Holistic planning goes beyond the statutory formula. Evaluate occupational pensions offered through collective agreements, employer-financed Direktzusagen, or industry funds. These arrangements often use different accrual methods, so mapping them alongside the statutory pension ensures your total retirement income meets your goals. Including liquid savings and investments provides a buffer for unexpected expenses, healthcare costs, or early retirement dreams.
Why Regular Recalculation Matters
Laws governing German pensions evolve in response to demographics, fiscal policy, and economic conditions. Recent debates include raising the retirement age beyond 67, expanding coverage to self-employed groups, and adjusting contribution rates.

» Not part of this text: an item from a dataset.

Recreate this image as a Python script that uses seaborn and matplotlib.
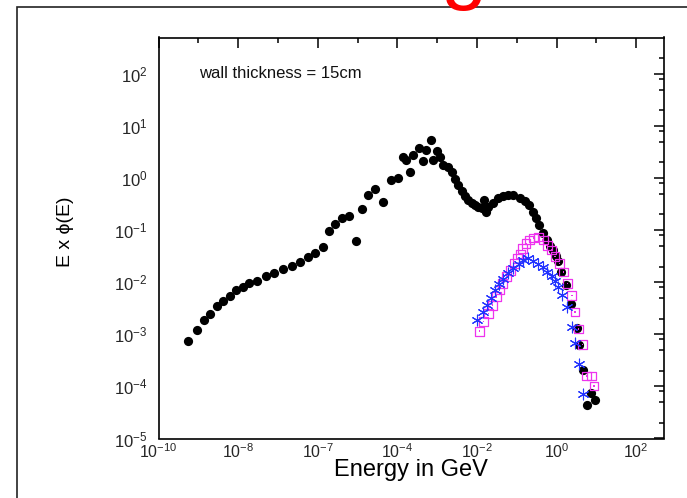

Recalculating your pension annually keeps your plan aligned with current rules. It also enables you to adapt contributions to private savings vehicles when statutory projections fall short. Keeping digital copies of all pension statements and verifying them against your own records ensures accuracy, especially important if you have gaps, mini-jobs, or part-time phases.
Ultimately, calculating your pension in Germany combines diligent record-keeping with scenario testing. By mastering the components—earnings ratio, contribution years, pension point value, sustainability adjustments, timing factors, and indexation—you can transform statutory rules into a personalized retirement blueprint. The calculator above provides a hands-on tool, while the extended guide delivers the context required to interpret the numbers and make strategic choices. Pairing both gives you professional-grade insight into one of Europe’s most robust social insurance systems.